TASK STATEMENT —
Lines holding the string "this" are the ones to copy; find them all in the data.

-- start of DATA ENTRIES --

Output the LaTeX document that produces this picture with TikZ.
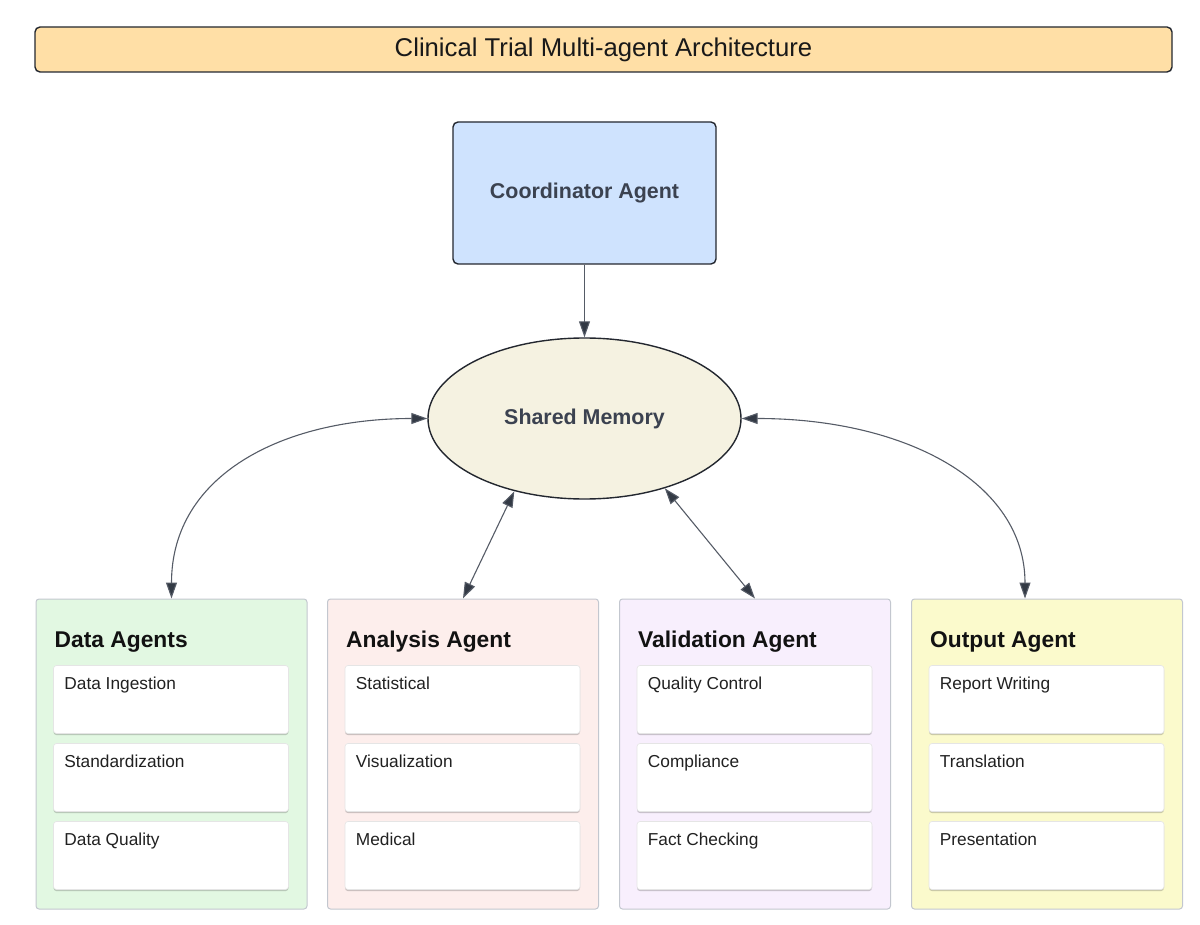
\documentclass[tikz,border=0pt]{standalone}
\usepackage{fontspec}
\setmainfont{Liberation Sans}
\usetikzlibrary{shapes.geometric,arrows.meta,shadows,calc}
\definecolor{titlefill}{HTML}{FFDFA6}
\definecolor{coordfill}{HTML}{CFE3FE}
\definecolor{memfill}{HTML}{F5F2E1}
\definecolor{gfillA}{HTML}{E2F8E2}
\definecolor{gfillB}{HTML}{FDEEEC}
\definecolor{gfillC}{HTML}{F8EFFD}
\definecolor{gfillD}{HTML}{FBFACC}
\definecolor{gborder}{HTML}{C3C7CF}
\definecolor{darkline}{HTML}{23272F}
\definecolor{labeltext}{HTML}{3B4250}
\definecolor{arrowline}{HTML}{555B66}
\definecolor{arrowhead}{HTML}{333A45}
\tikzset{
  titlebox/.style={draw=darkline, line width=1.4pt, fill=titlefill, rounded corners=5pt,
    minimum width=1137pt, minimum height=45pt, inner sep=0pt,
    font=\fontsize{25.7}{30}\selectfont, text=black!90},
  coordbox/.style={draw=darkline, line width=1.4pt, fill=coordfill, rounded corners=5pt,
    minimum width=263pt, minimum height=142pt, inner sep=0pt,
    font=\bfseries\fontsize{21.4}{25}\selectfont, text=labeltext},
  membox/.style={ellipse, draw=darkline, line width=1.4pt, fill=memfill,
    minimum width=313pt, minimum height=161pt, inner sep=0pt,
    font=\bfseries\fontsize{21.4}{25}\selectfont, text=labeltext},
  grp/.style={draw=gborder, line width=1pt, rounded corners=3pt,
    minimum width=271pt, minimum height=310pt, inner sep=0pt},
  gtitle/.style={anchor=base west, inner sep=0pt,
    font=\bfseries\fontsize{22.8}{27}\selectfont, text=black!93},
  card/.style={fill=white, draw=black!10, line width=0.6pt, rounded corners=3pt,
    minimum width=235pt, minimum height=68pt, inner sep=0pt,
    drop shadow={shadow xshift=0pt, shadow yshift=-1.6pt, opacity=0.28, fill=black!70}},
  ctext/.style={anchor=base west, inner sep=0pt,
    font=\fontsize{17.3}{21}\selectfont, text=black!87},
  tip/.style={},
  link/.style={draw=arrowline, line width=1.1pt,
    -{Triangle[length=16pt,width=11pt,fill=arrowhead]}},
  link2/.style={draw=arrowline, line width=1.1pt,
    {Triangle[length=16pt,width=11pt,fill=arrowhead]}-{Triangle[length=16pt,width=11pt,fill=arrowhead]}}
}
\newcommand\agentgrp[7]{%
  \node[grp, fill=#3] (#1) at (#2,754) {};
  \node[gtitle] (#1t) at ($(#1.north west)+(19,49)$) {#4};
  \node[card] (#1a) at ($(#1.north west)+(135.5,101)$) {};
  \node[ctext] (#1at) at ($(#1a.north west)+(11,24)$) {#5};
  \node[card] (#1b) at ($(#1.north west)+(135.5,179)$) {};
  \node[ctext] (#1bt) at ($(#1b.north west)+(11,24)$) {#6};
  \node[card] (#1c) at ($(#1.north west)+(135.5,257)$) {};
  \node[ctext] (#1ct) at ($(#1c.north west)+(11,24)$) {#7};
}
\begin{document}
\begin{tikzpicture}[x=1pt,y=-1pt]
\useasboundingbox (0,0) rectangle (1200,925);
\node[titlebox] (title) at (603.5,49.5) {\raisebox{2pt}{Clinical Trial Multi-agent Architecture}};
\node[coordbox] (coord) at (584.5,193) {\raisebox{-1.5pt}{Coordinator Agent}};
\node[membox] (mem) at (584.5,418.5) {Shared Memory};

\agentgrp{gA}{171.5}{gfillA}{Data Agents}{Data Ingestion}{Standardization}{Data Quality}
\agentgrp{gB}{463}{gfillB}{Analysis Agent}{Statistical}{Visualization}{Medical}
\agentgrp{gC}{755}{gfillC}{Validation Agent}{Quality Control}{Compliance}{Fact Checking}
\agentgrp{gD}{1047}{gfillD}{Output Agent}{Report Writing}{Translation}{Presentation}

\draw[link] (coord.south) -- (mem.north);
\draw[link2] (mem.west) .. controls ($(mem.west)+(-144,0)$) and ($(gA.north)+(0,-124)$) .. (gA.north);
\draw[link2] (mem.-134) -- (gB.north);
\draw[link2] (mem.-41) -- (gC.north);
\coordinate (oD) at ($(gD.north)+(-22,0)$);
\draw[link2] (mem.east) .. controls ($(mem.east)+(164,0)$) and ($(oD)+(0,-116)$) .. (oD);
\end{tikzpicture}
\end{document}
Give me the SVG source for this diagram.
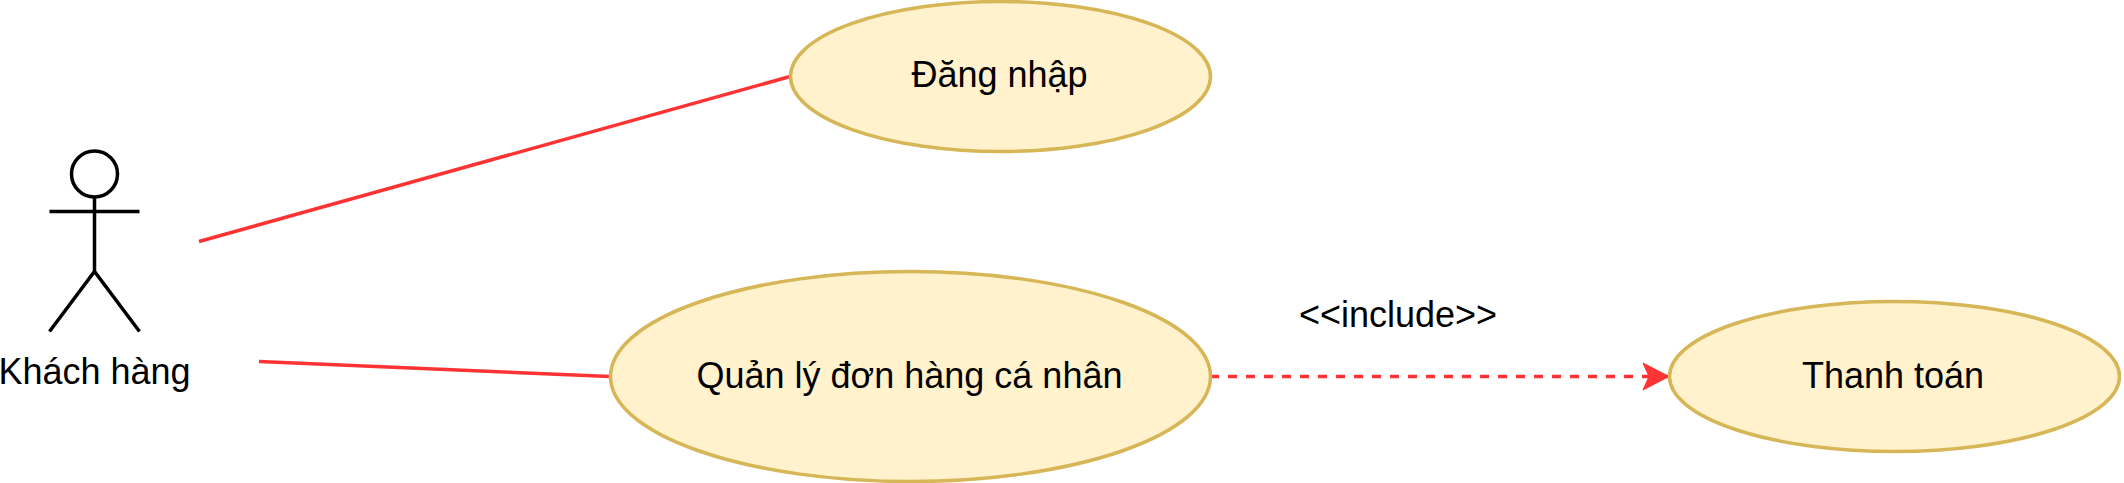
<svg xmlns="http://www.w3.org/2000/svg" width="2124" height="483" viewBox="0 0 2124 483">
<defs><marker id="arr" markerUnits="userSpaceOnUse" markerWidth="30" markerHeight="32" refX="28" refY="16" orient="auto"><path d="M2 2.500L28 16L2 29.500L8 16Z" fill="#ff3333" stroke="#ff3333" stroke-width="1"/></marker></defs>
<style>
text{font-family:"Liberation Sans",Arial,sans-serif;font-size:36px;fill:#000;text-anchor:middle}
.uc{fill:#fff2cc;stroke:#d6b656;stroke-width:3.500}
.c{fill:none;stroke:#ff3333;stroke-width:3.500}
.a{fill:none;stroke:#000;stroke-width:3.500}
</style>
<rect width="2124" height="483" fill="#fff"/>
<g id="connectors">
<path class="c" d="M199 241.500L790 76.500"/>
<path class="c" d="M259 361.500L610 376.500"/>
<path class="c" d="M1210 376.500L1669 376.500" stroke-dasharray="9 9" marker-end="url(#arr)"/>
</g>
<g id="actor"><circle class="a" cx="94.500" cy="174" r="23"/><path class="a" d="M94.500 197V271.500M49.500 211.500H139.500M49.500 331.500L94.500 271.500L139.500 331.500"/><text x="94.500" y="384">Khách hàng</text></g>
<g id="dangnhap"><ellipse class="uc" cx="1000.500" cy="76.500" rx="210" ry="75"/><text x="999.500" y="87">Đăng nhập</text></g>
<g id="quanly"><ellipse class="uc" cx="910.500" cy="376.500" rx="300" ry="105"/><text x="909.500" y="388">Quản lý đơn hàng cá nhân</text></g>
<g id="thanhtoan"><ellipse class="uc" cx="1894.500" cy="376.500" rx="225" ry="75"/><text x="1893" y="388">Thanh toán</text></g>
<text id="include" x="1398" y="327">&lt;&lt;include&gt;&gt;</text>
</svg>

-- end of DATA ENTRIES --

COMPLETE ANSWER —
Output the LaTeX document that produces this picture with TikZ.
Give me the SVG source for this diagram.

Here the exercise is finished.